To compile and link, use
% cc -c probes.c % f77 main.f probes.o -ltnfprobe
By default, the Prism command tnfcollection on enables all probes. Alternatively, these sample probes could be controlled through their probe group user_probes. Profile analysis can use the interval my_probe.
For more information on TNF probes, consult the man page for TNF_PROBE(3X).
For more involved data collection experiments, you can collect TNF profiling information in batch mode, for viewing and analysis in a later, interactive session. Such collection may be performed using Prism in commands-only mode, invoked with prism -C. For example, the simplest data collection experiment would be
tnfcollection on run wait quit
The wait command is needed to keep file merge from happening until after the program has completed running. One way of feeding commands to Prism is through the .prisminit file (note the leading "."), which is read by Prism upon startup. See Appendix A, Commands-Only Prism and Chapter 10, Customizing Prism for more information on commands-only mode and .prisminit files, respectively.

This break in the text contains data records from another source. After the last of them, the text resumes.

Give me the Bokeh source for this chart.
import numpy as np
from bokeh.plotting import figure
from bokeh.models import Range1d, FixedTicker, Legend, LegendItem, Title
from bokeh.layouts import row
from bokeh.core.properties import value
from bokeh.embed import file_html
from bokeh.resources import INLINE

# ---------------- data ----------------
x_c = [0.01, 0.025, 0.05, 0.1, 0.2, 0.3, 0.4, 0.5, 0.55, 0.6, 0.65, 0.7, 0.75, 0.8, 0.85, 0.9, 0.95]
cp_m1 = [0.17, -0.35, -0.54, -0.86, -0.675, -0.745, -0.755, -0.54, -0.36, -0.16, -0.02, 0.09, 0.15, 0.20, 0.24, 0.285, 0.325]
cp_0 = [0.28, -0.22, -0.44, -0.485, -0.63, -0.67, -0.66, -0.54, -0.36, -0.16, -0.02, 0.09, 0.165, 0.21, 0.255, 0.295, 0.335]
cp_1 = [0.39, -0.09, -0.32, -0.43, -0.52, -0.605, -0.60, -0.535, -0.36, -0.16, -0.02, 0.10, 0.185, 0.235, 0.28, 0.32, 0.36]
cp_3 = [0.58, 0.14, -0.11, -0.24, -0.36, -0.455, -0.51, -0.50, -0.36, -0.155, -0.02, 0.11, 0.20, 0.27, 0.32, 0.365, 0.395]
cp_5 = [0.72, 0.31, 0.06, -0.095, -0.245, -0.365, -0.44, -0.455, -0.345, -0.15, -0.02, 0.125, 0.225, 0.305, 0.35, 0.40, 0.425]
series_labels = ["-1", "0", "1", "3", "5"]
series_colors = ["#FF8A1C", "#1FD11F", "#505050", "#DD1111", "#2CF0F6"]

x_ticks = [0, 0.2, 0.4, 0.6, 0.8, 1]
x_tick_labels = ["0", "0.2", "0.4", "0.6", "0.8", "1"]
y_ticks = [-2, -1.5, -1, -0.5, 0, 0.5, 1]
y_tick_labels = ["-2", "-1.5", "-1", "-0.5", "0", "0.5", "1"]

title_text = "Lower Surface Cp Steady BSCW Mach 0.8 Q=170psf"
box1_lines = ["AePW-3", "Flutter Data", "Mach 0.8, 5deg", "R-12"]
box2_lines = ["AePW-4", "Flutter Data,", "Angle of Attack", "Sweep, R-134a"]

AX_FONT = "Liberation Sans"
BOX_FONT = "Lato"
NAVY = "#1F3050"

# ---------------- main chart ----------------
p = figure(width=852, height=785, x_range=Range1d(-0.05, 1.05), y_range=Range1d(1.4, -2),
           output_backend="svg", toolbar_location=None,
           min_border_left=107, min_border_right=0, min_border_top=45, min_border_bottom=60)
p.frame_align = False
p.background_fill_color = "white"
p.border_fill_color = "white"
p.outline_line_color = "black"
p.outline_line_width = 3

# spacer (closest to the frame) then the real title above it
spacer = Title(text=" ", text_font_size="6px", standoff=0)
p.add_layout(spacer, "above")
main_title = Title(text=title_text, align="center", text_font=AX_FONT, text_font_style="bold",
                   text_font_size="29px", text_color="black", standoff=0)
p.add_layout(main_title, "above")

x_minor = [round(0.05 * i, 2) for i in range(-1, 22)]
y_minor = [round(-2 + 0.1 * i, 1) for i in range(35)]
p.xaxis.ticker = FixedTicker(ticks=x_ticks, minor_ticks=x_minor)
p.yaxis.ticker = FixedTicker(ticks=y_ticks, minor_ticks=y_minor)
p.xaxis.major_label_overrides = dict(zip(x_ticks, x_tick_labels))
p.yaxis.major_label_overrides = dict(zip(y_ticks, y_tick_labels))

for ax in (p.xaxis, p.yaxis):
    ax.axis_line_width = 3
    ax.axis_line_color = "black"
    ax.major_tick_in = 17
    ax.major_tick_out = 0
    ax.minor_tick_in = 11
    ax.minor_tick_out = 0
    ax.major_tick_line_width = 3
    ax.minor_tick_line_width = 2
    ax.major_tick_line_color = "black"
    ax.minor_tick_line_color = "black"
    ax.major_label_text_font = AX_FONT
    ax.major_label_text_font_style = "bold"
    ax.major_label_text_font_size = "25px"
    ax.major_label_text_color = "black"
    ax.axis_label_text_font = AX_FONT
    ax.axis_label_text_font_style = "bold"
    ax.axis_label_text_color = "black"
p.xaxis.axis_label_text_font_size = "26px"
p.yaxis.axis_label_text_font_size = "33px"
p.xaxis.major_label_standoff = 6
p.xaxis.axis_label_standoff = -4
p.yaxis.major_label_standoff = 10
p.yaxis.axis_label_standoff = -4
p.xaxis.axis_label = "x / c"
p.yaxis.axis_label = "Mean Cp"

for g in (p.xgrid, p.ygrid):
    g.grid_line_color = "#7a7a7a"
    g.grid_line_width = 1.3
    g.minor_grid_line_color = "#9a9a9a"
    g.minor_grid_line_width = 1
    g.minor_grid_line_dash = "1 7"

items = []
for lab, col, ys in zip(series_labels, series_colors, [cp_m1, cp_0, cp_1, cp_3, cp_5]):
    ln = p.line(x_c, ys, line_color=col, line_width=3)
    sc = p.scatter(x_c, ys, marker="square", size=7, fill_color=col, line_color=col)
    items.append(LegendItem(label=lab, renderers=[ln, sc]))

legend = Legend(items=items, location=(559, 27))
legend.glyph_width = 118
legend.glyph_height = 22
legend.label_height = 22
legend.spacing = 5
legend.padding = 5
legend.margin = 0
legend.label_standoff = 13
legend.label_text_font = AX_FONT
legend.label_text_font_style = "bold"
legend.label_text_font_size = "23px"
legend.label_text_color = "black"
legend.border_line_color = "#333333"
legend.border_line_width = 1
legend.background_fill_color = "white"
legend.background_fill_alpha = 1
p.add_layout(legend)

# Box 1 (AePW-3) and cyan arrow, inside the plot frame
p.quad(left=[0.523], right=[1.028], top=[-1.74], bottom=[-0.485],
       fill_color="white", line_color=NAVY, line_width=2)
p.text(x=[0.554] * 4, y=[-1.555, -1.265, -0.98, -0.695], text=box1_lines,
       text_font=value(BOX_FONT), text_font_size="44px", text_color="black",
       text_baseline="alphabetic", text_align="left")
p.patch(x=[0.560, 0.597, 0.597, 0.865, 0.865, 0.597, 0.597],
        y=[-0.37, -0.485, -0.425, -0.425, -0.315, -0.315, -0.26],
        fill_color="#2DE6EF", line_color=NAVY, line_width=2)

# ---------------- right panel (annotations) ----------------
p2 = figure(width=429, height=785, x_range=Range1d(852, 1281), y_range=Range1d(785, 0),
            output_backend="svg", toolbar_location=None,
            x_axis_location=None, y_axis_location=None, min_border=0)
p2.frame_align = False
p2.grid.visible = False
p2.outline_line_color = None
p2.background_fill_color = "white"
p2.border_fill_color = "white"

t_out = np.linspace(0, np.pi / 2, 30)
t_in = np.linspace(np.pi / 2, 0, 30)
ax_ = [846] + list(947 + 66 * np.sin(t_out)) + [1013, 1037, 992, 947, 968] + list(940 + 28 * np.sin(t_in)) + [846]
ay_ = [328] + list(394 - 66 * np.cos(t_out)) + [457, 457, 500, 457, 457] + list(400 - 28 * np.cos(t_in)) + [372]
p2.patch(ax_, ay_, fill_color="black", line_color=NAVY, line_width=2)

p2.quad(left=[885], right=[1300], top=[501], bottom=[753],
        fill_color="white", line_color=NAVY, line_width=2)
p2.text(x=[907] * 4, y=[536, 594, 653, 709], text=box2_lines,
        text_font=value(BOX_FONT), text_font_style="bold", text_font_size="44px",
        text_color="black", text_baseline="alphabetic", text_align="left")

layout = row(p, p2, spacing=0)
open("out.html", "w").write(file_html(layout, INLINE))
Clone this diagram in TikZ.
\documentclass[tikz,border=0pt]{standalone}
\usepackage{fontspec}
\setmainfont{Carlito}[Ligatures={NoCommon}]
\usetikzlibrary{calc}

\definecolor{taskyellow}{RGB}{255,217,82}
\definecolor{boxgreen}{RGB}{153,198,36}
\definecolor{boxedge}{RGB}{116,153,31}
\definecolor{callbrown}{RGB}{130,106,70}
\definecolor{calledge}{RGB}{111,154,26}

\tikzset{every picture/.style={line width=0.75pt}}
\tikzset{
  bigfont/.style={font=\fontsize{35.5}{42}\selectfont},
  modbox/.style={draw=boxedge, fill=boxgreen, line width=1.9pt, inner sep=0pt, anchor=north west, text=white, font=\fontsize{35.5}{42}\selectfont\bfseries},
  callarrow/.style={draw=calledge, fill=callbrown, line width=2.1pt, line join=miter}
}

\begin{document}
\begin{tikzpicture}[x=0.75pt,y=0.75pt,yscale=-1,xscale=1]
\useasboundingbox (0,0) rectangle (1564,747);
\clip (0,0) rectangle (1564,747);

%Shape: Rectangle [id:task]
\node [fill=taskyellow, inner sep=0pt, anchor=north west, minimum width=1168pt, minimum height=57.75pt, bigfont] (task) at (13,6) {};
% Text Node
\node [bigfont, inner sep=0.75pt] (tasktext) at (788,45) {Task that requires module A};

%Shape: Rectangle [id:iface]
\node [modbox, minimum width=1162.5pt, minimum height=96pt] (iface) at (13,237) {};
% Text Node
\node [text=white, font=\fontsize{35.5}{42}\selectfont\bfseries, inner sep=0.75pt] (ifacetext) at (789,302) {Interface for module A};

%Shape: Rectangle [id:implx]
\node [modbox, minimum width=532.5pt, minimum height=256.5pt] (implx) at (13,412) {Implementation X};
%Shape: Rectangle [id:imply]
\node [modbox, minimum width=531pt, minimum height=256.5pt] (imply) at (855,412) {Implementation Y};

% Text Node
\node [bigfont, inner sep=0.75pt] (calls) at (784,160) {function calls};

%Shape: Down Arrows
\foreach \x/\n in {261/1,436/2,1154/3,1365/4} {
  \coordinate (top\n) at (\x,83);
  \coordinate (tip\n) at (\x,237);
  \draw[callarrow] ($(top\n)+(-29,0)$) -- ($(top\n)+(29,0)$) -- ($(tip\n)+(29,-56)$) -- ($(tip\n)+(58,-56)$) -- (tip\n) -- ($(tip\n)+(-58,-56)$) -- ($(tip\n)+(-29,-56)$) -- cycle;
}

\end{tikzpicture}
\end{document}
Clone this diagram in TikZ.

Sometimes it is hard to account for MPI activity properly. For example, if one issues an asynchronous send or receive (MPI_Isend or MPI_Irecv), the data movement may occur during that call, during the corresponding MPI_Wait or MPI_Test call, or during any other MPI call in between.
Similarly, general polling (such as with the environment variable MPI_POLLALL) may skew accounting. For example, an incoming message may be read during a send call because polling causes arrivals to be polled aggressively.
In sum, it will not generally be possible to produce pictures like Figure 7-7, from which one can extract an effective bandwidth estimate.